De la ciudad a las montañas
En las montañas de la Sierra Maestra, donde la espesura del bosque parecía impenetrable, llegaron el 3 de mayo de 1960 cientos de jóvenes con una misión que cambiaría el destino de Cuba: alfabetizar. Con el espíritu de la Revolución latiendo en sus corazones, dejaron atrás la comodidad de sus hogares para convertirse en maestros voluntarios, portadores de luz.
No solo llevaron libros y pizarras improvisadas, sino también esperanza; cada letra aprendida era un arma poderosa contra el analfabetismo que, por años, había condenado a muchos al silencio. Estos jóvenes demostraron que la educación podía ser la mayor conquista de un pueblo decidido a forjar su propio camino.
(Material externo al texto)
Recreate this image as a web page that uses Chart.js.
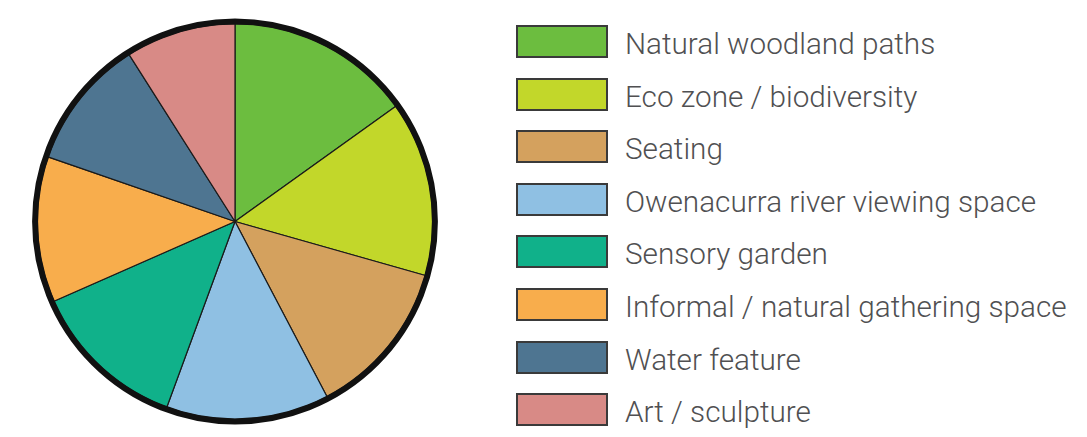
<!DOCTYPE html>
<html>
<head>
<meta charset="utf-8">
<script src="https://cdn.jsdelivr.net/npm/chart.js@4.4.0/dist/chart.umd.min.js"></script>
<style>
  html, body { margin: 0; padding: 0; background: #fff; }
  .wrap { position: relative; width: 1087px; height: 437px; overflow: hidden; }
  #pie { position: absolute; left: 0; top: 0; }
  .legend { position: absolute; left: 516px; top: 25px; margin: 0; padding: 0; list-style: none; }
  .legend li { display: flex; align-items: center; height: 33px; margin-bottom: 19.6px; }
  .legend .box { width: 88px; height: 29px; border: 2px solid #3a3a3a; box-sizing: content-box; flex: none; }
  .legend .txt { margin-left: 17px; font-family: Roboto, sans-serif; font-weight: 300; font-size: 29.7px;
                 color: #505052; white-space: nowrap; position: relative; top: 2px; }
</style>
</head>
<body>
<div class="wrap">
  <canvas id="pie" width="470" height="437"></canvas>
  <ul class="legend"></ul>
</div>
<script>
// slices, clockwise from 12 o'clock (share in %)
const labels = [
  "Natural woodland paths",
  "Eco zone / biodiversity",
  "Seating",
  "Owenacurra river viewing space",
  "Sensory garden",
  "Informal / natural gathering space",
  "Water feature",
  "Art / sculpture",
];
const values = [15.1, 14.3, 12.9, 13.3, 12.8, 11.9, 10.7, 9.0];
const colors = ["#6cbd3f", "#c2d72a", "#d4a15e", "#8fc0e3", "#10b18a", "#f8ad4c", "#4e7591", "#d88a86"];

// thick black rim around the pie
const rim = {
  id: "rim",
  afterDatasetsDraw(chart) {
    const arc = chart.getDatasetMeta(0).data[0];
    if (!arc) return;
    const ctx = chart.ctx;
    ctx.save();
    ctx.beginPath();
    ctx.arc(arc.x, arc.y, arc.outerRadius + 2, 0, Math.PI * 2);
    ctx.lineWidth = 6;
    ctx.strokeStyle = "#111";
    ctx.stroke();
    ctx.restore();
  },
};

new Chart(document.getElementById("pie"), {
  type: "pie",
  data: {
    labels: labels,
    datasets: [{
      data: values,
      backgroundColor: colors,
      borderColor: "#1a1a1a",
      borderWidth: 1.2,
    }],
  },
  options: {
    responsive: false,
    animation: false,
    layout: { padding: { left: 0, right: 0, top: 23, bottom: 17 } },
    plugins: {
      tooltip: { enabled: false },
      legend: { display: false },
    },
  },
  plugins: [rim],
});

// legend list built from the same arrays
const ul = document.querySelector(".legend");
labels.forEach((l, i) => {
  const li = document.createElement("li");
  li.innerHTML = `<span class="box" style="background:${colors[i]}"></span><span class="txt">${l}</span>`;
  ul.appendChild(li);
});
</script>
</body>
</html>
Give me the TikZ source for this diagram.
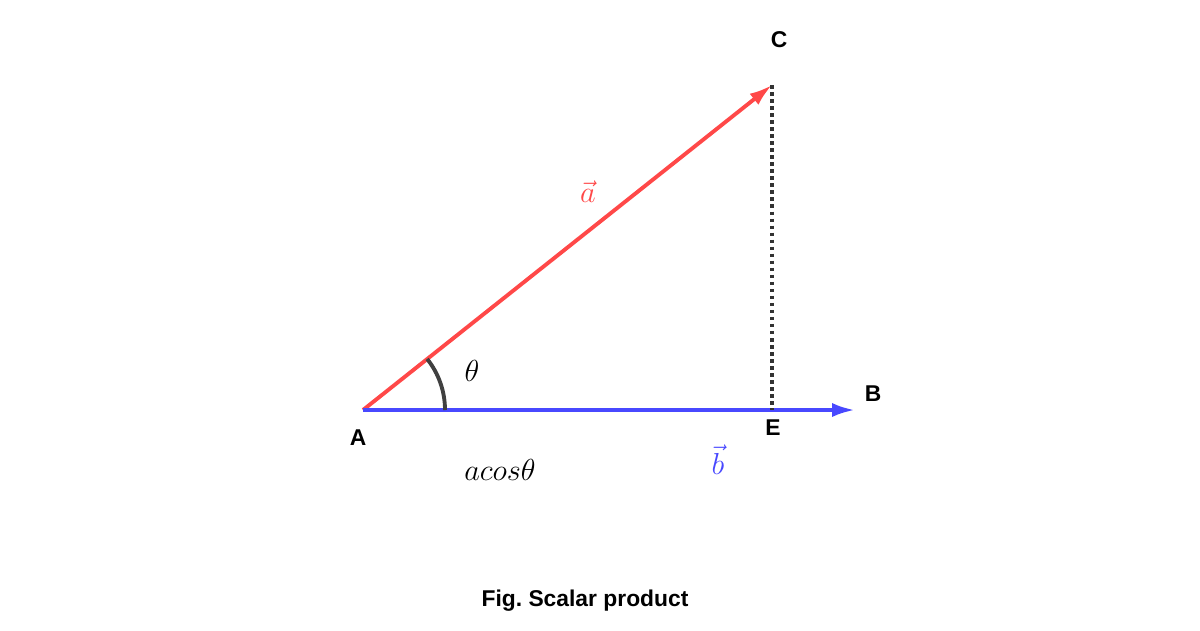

Gracias a su entrega y sacrificio, la educación dejó de ser un privilegio y se convirtió en un derecho universal en nuestro país. No solo enseñaron a leer y escribir, sino que sembraron conciencia, despertaron sueños y abrieron puertas hacia un futuro donde el conocimiento sería la herramienta más valiosa para construir una sociedad más justa.
Años después, sus huellas permanecen en las aulas, en los libros abiertos, en las palabras que fluyen con libertad, porque enseñar no fue solo su tarea: fue su legado. Hoy, en cada rincón donde se eleva la voz de un pueblo culto, resuena el eco de aquella hazaña que, más que historia, es identidad.